The exemptions are narrow and fact-specific. An expired license does not qualify. An out-of-state carry permit does not satisfy New York’s requirements — a point that trips up visitors and new residents regularly. If you are relying on an exemption, you should expect the prosecution to scrutinize every detail of your authorization.

Sentencing for a Class C Violent Felony

Every offense under 265.03 is a Class C violent felony, and New York’s sentencing rules for violent felonies are rigid. A first-time offender with no prior felony record faces a determinate prison sentence between three and one-half years and fifteen years.5New York State Senate. New York Penal Code 70.02 – Sentence of Imprisonment for a Violent Felony Offense Judges cannot substitute probation — the statute requires incarceration. The word “determinate” matters here: the judge sets a fixed term, and the person serves it (minus any earned good-time credit), rather than facing an indeterminate range with a parole board deciding release.

After completing the prison sentence, a mandatory period of post-release supervision follows. For a Class C violent felony, that period ranges from two and one-half years to five years.6New York State Senate. New York Penal Code 70.45 – Determinate Sentence; Post-Release Supervision During supervision, the person lives under conditions set by the court and monitored by a parole officer — restrictions on travel, mandatory check-ins, and limitations on associations. Violating those conditions can send you back to prison for the remainder of the supervision term.

Collateral Consequences Beyond the Sentence

The prison term and supervision period are just the beginning. A Class C violent felony conviction generates long-term consequences that follow a person for life.

Permanent Federal Firearm Ban

Federal law prohibits anyone convicted of a felony from possessing firearms or ammunition. Under 18 U.S.C. 922(g), violating this ban is itself a separate federal crime carrying up to fifteen years in prison. For someone with three or more prior convictions for violent felonies or serious drug offenses, the Armed Career Criminal Act imposes a mandatory minimum of fifteen years without parole.7Office of the Law Revision Counsel. 18 USC 924 – Penalties A 265.03 conviction on its own creates the predicate for federal prosecution if the person is ever caught with a firearm again.

Immigration Consequences for Non-Citizens

For non-citizens, a conviction under 265.03 is devastating. Federal immigration law makes any alien convicted of a firearms offense deportable, with no exception for legal permanent residents.8Office of the Law Revision Counsel. 8 USC 1227 – Deportable Aliens Because the mandatory minimum sentence for a 265.03 conviction exceeds one year, the offense also qualifies as an aggravated felony under federal immigration law if it meets the definition of a crime of violence.9Office of the Law Revision Counsel. 8 USC 1101 – Definitions An aggravated felony classification bars virtually every form of immigration relief, including cancellation of removal, asylum, and temporary protected status. This is one of the areas where non-citizens have the most to lose from a guilty plea, and where immigration-specific legal counsel is critical before accepting any deal.
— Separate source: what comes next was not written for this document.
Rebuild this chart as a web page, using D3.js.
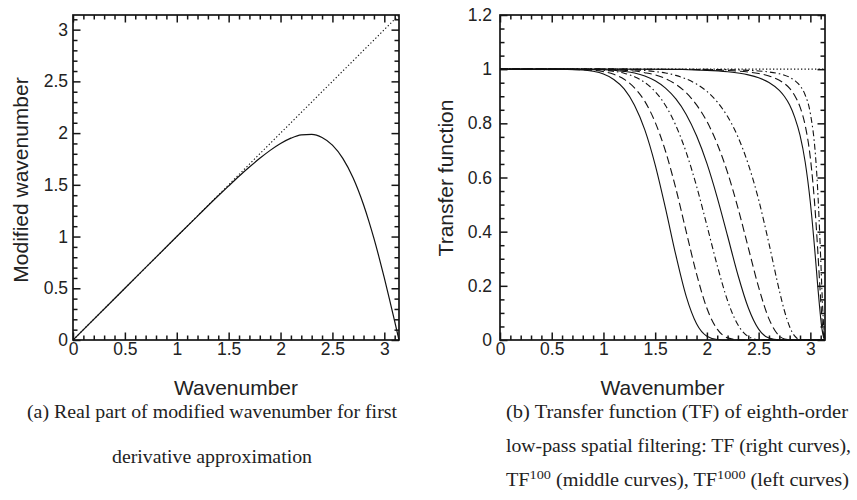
<!DOCTYPE html>
<html><head><meta charset="utf-8">
<script src="https://cdn.jsdelivr.net/npm/d3@7"></script>
<style>
body{margin:0;background:#fff;}
svg{display:block;}
</style></head>
<body><svg id="c" width="857" height="500"></svg>
<script>
// ---------- Data ----------
// (a) modified wavenumber
const waveK = [0, 0.5, 1.0, 1.2, 1.4, 1.5, 1.6, 1.7, 1.8, 1.9, 2.0, 2.1, 2.2, 2.3, 2.4, 2.5, 2.6, 2.7, 2.8, 2.85, 2.9, 2.95, 3.0, 3.05, 3.1, 3.1416];
const modifiedK = [0, 0.5, 1.0, 1.198, 1.394, 1.489, 1.583, 1.672, 1.756, 1.833, 1.899, 1.951, 1.983, 1.988, 1.958, 1.884, 1.756, 1.566, 1.307, 1.152, 0.982, 0.797, 0.600, 0.393, 0.180, 0];
const exactK = [0, 3.1416];

// (b) transfer functions: left curves TF^1000
const xLeft = [0, 0.5, 0.8, 0.9, 1.0, 1.1, 1.2, 1.3, 1.4, 1.5, 1.6, 1.7, 1.8, 1.9, 2.0, 2.1, 2.2, 2.3, 2.4, 2.5, 3.1416];
const tf1000Solid   = [1, 1, 0.997, 0.992, 0.982, 0.962, 0.927, 0.867, 0.776, 0.647, 0.486, 0.313, 0.161, 0.060, 0.014, 0.002, 0, 0, 0, 0, 0];
const tf1000Dashed  = [1, 1, 0.998, 0.996, 0.991, 0.981, 0.963, 0.931, 0.881, 0.804, 0.697, 0.559, 0.400, 0.244, 0.117, 0.040, 0.008, 0.001, 0, 0, 0];
const tf1000DashDot = [1, 1, 0.999, 0.998, 0.996, 0.992, 0.985, 0.972, 0.951, 0.917, 0.866, 0.792, 0.693, 0.568, 0.423, 0.275, 0.145, 0.056, 0.013, 0.001, 0];

// middle curves TF^100
const xMid = [0, 0.5, 1.0, 1.2, 1.3, 1.4, 1.5, 1.6, 1.7, 1.8, 1.9, 2.0, 2.1, 2.2, 2.3, 2.4, 2.5, 2.6, 2.7, 2.75, 2.8, 2.85, 2.9, 3.1416];
const tf100Solid   = [1, 1, 0.998, 0.992, 0.986, 0.975, 0.957, 0.930, 0.890, 0.833, 0.754, 0.652, 0.526, 0.384, 0.240, 0.119, 0.040, 0.007, 0.0003, 0, 0, 0, 0, 0];
const tf100Dashed  = [1, 1, 0.999, 0.996, 0.993, 0.987, 0.979, 0.965, 0.944, 0.913, 0.868, 0.807, 0.724, 0.618, 0.488, 0.341, 0.195, 0.078, 0.015, 0.004, 0.001, 0, 0, 0];
const tf100DashDot = [1, 1, 1.0, 0.998, 0.997, 0.995, 0.991, 0.986, 0.977, 0.964, 0.945, 0.918, 0.879, 0.825, 0.750, 0.649, 0.518, 0.356, 0.183, 0.107, 0.049, 0.014, 0.002, 0];

// right curves TF
const xRight = [0, 1.0, 1.5, 2.0, 2.2, 2.4, 2.5, 2.6, 2.7, 2.75, 2.8, 2.85, 2.9, 2.95, 3.0, 3.05, 3.07, 3.09, 3.1, 3.12, 3.13, 3.1416];
const tfSolid   = [1, 1, 0.9996, 0.9957, 0.9905, 0.9789, 0.9682, 0.9510, 0.9217, 0.8991, 0.8677, 0.8213, 0.7563, 0.6572, 0.5077, 0.2992, 0.2053, 0.119, 0.080, 0.023, 0.007, 0];
const tfDashed  = [1, 1, 0.9998, 0.9979, 0.9952, 0.9893, 0.9838, 0.9748, 0.9591, 0.9467, 0.9289, 0.9015, 0.8607, 0.7924, 0.6724, 0.4593, 0.3403, 0.211, 0.148, 0.044, 0.014, 0];
const tfDashDot = [1, 1, 0.9999, 0.9991, 0.9981, 0.9957, 0.9934, 0.9897, 0.9832, 0.9779, 0.9702, 0.9580, 0.9390, 0.9048, 0.8365, 0.6791, 0.5618, 0.397, 0.302, 0.112, 0.043, 0];
const tfUnity = [1, 1];
const unityX = [0, 3.1416];

// ticks
const xMajor = [0, 0.5, 1, 1.5, 2, 2.5, 3];
const xMinor = [0.1, 0.2, 0.3, 0.4, 0.6, 0.7, 0.8, 0.9, 1.1, 1.2, 1.3, 1.4, 1.6, 1.7, 1.8, 1.9, 2.1, 2.2, 2.3, 2.4, 2.6, 2.7, 2.8, 2.9, 3.1];
const yMajorA = [0, 0.5, 1, 1.5, 2, 2.5, 3];
const yMajorB = [0, 0.2, 0.4, 0.6, 0.8, 1, 1.2];
const yMinorB = [0.05, 0.1, 0.15, 0.25, 0.3, 0.35, 0.45, 0.5, 0.55, 0.65, 0.7, 0.75, 0.85, 0.9, 0.95, 1.05, 1.1, 1.15];

// ---------- Drawing ----------
const svg = d3.select("#c");
const sans = '"Liberation Sans", Arial, sans-serif';
const serif = '"Liberation Serif", "Times New Roman", serif';
const INK = "#151515";

function styleAxis(sel) {
  sel.select(".domain").remove();
  sel.selectAll(".tick line").attr("stroke", INK).attr("stroke-width", 1.5);
  sel.selectAll(".tick text").attr("fill", "#222").attr("font-family", sans).attr("font-size", 17.5);
}

function panel(cfg) {
  const x = d3.scaleLinear().domain([0, Math.PI]).range([cfg.x0, cfg.x1]);
  const y = d3.scaleLinear().domain([0, cfg.ymax]).range([340, 15]);
  const g = svg.append("g");
  const fmt = d => String(d);
  const MIN = -4.5, MAJ = -7.5;
  const ax = (tr, axis) => g.append("g").attr("transform", tr).call(axis).call(styleAxis);
  ax("translate(0,340)", d3.axisBottom(x).tickValues(xMinor).tickSize(MIN).tickFormat(""));
  ax("translate(0,340)", d3.axisBottom(x).tickValues(xMajor).tickSize(MAJ).tickPadding(3).tickFormat(fmt));
  ax("translate(0,15)", d3.axisTop(x).tickValues(xMinor).tickSize(MIN).tickFormat(""));
  ax("translate(0,15)", d3.axisTop(x).tickValues(xMajor).tickSize(MAJ).tickFormat(""));
  ax(`translate(${cfg.x0},0)`, d3.axisLeft(y).tickValues(cfg.yMinor).tickSize(MIN).tickFormat(""));
  ax(`translate(${cfg.x0},0)`, d3.axisLeft(y).tickValues(cfg.yMajor).tickSize(MAJ).tickPadding(cfg.pad).tickFormat(fmt));
  ax(`translate(${cfg.x1},0)`, d3.axisRight(y).tickValues(cfg.yMinor).tickSize(MIN).tickFormat(""));
  ax(`translate(${cfg.x1},0)`, d3.axisRight(y).tickValues(cfg.yMajor).tickSize(MAJ).tickFormat(""));
  g.append("rect").attr("x", cfg.x0).attr("y", 15).attr("width", cfg.x1 - cfg.x0).attr("height", 325)
    .attr("fill", "none").attr("stroke", INK).attr("stroke-width", 1.7);
  const clip = "clip" + cfg.id;
  svg.append("clipPath").attr("id", clip).append("rect")
    .attr("x", cfg.x0).attr("y", 13).attr("width", cfg.x1 - cfg.x0 + 1).attr("height", 328);
  const curves = g.append("g").attr("clip-path", `url(#${clip})`);
  return {x, y, g, curves};
}

function draw(p, xs, ys, dash, width) {
  const line = d3.line().x((d, i) => p.x(xs[i])).y(d => p.y(d)).curve(d3.curveMonotoneX);
  p.curves.append("path").datum(ys).attr("d", line)
    .attr("fill", "none").attr("stroke", "#111").attr("stroke-width", width || 1.1)
    .attr("stroke-dasharray", dash || null);
}

// Panel (a)
const A = panel({id: "a", x0: 73, x1: 399, ymax: Math.PI, yMajor: yMajorA, yMinor: xMinor, pad: 5});
draw(A, exactK, exactK, "1.3,2.2", 1.1);
draw(A, waveK, modifiedK, null, 1.2);

// Panel (b)
const B = panel({id: "b", x0: 500, x1: 825, ymax: 1.2, yMajor: yMajorB, yMinor: yMinorB, pad: 8});
draw(B, unityX, tfUnity, "1.3,2.2", 1.1);
const DASH = "8,4", DASHDOT = "6,3,1.5,3";
draw(B, xLeft, tf1000Solid, null);
draw(B, xLeft, tf1000Dashed, DASH);
draw(B, xLeft, tf1000DashDot, DASHDOT);
draw(B, xMid, tf100Solid, null);
draw(B, xMid, tf100Dashed, DASH);
draw(B, xMid, tf100DashDot, DASHDOT);
draw(B, xRight, tfSolid, null);
draw(B, xRight, tfDashed, DASH);
draw(B, xRight, tfDashDot, DASHDOT);

// Axis titles
svg.append("text").attr("transform", "translate(27.5,180) rotate(-90)").attr("text-anchor", "middle")
  .attr("font-family", sans).attr("font-size", 21).attr("fill", "#222").text("Modified wavenumber");
svg.append("text").attr("transform", "translate(453,178) rotate(-90)").attr("text-anchor", "middle")
  .attr("font-family", sans).attr("font-size", 21).attr("fill", "#222").text("Transfer function");
svg.append("text").attr("x", 236).attr("y", 395).attr("text-anchor", "middle")
  .attr("font-family", sans).attr("font-size", 21).attr("fill", "#222").text("Wavenumber");
svg.append("text").attr("x", 662.5).attr("y", 395).attr("text-anchor", "middle")
  .attr("font-family", sans).attr("font-size", 21).attr("fill", "#222").text("Wavenumber");

// Captions
function cap(x, y, w, txt) {
  return svg.append("text").attr("x", x).attr("y", y)
    .attr("font-family", serif).attr("font-size", 18.5).attr("fill", "#222")
    .attr("textLength", w).attr("lengthAdjust", "spacingAndGlyphs").text(txt);
}
cap(27, 418, 370, "(a) Real part of modified wavenumber for first");
cap(112, 463, 200, "derivative approximation");
cap(506, 418, 342, "(b) Transfer function (TF) of eighth-order");
cap(506, 452, 345, "low-pass spatial filtering: TF (right curves),");
const t3 = svg.append("text").attr("x", 506).attr("y", 486)
  .attr("font-family", serif).attr("font-size", 18.5).attr("fill", "#222")
  .attr("textLength", 343).attr("lengthAdjust", "spacingAndGlyphs");
t3.append("tspan").text("TF");
t3.append("tspan").attr("font-size", 13).attr("dy", -7).text("100");
t3.append("tspan").attr("dy", 7).text(" (middle curves), TF");
t3.append("tspan").attr("font-size", 13).attr("dy", -7).text("1000");
t3.append("tspan").attr("dy", 7).text(" (left curves)");
</script></body></html>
Employment, Housing, and Civil Rights

A violent felony conviction creates permanent barriers to employment in fields that require background checks or professional licenses. Housing applications routinely screen for felony records. Voting rights in New York are suspended during incarceration but restored upon release — however, the permanent criminal record itself continues to limit opportunities in ways that no statute fully addresses.

Constitutional Challenges After Bruen

The 2022 Supreme Court decision in New York State Rifle & Pistol Association v. Bruen raised serious questions about the constitutionality of subsection 3, which criminalizes carrying a loaded firearm outside the home without a license. Bruen struck down New York’s previous concealed-carry licensing regime and established that firearm regulations must be consistent with the historical tradition of firearm regulation in the United States. Because subsection 3 effectively makes unlicensed public carry a violent felony, defendants have argued that the provision cannot survive under Bruen’s framework.

So far, however, New York’s highest court has not resolved the question. In People v. David, the Court of Appeals acknowledged that defendants have raised “significant questions about whether, in light of Bruen, lack of licensure is an essential element of New York’s criminal possession of a weapon offense,” but declined to reach the merits because the constitutional argument had not been properly preserved at trial.10New York State Attorney General. People v David – Court of Appeals Decision The court left the issue explicitly open for a future case where the challenge is preserved. Until a definitive ruling comes down, subsection 3 remains enforceable, and defendants continue to be convicted under it — but the constitutional landscape is unsettled in a way it has never been before.

Federal Safe Passage for Interstate Transport

One narrow federal protection exists for people transporting firearms through New York. Under 18 U.S.C. 926A, a person who may lawfully possess a firearm at both their origin and destination is entitled to transport it through any state, including New York, regardless of local law. The catch is strict: the firearm must be unloaded and stored where it is not readily accessible from the passenger compartment. In a vehicle without a separate trunk, the firearm must be in a locked container other than the glove compartment or console.11Office of the Law Revision Counsel. 18 USC 926A – Interstate Transportation of Firearms

This protection only covers genuine through-travel. If you stop in New York for anything beyond a brief fuel or rest stop, the safe passage defense becomes much harder to sustain. People driving through the state with firearms should understand that New York law enforcement does not always recognize the federal protection without a fight, and any deviation from the strict transport requirements can expose you to a full 265.03 prosecution.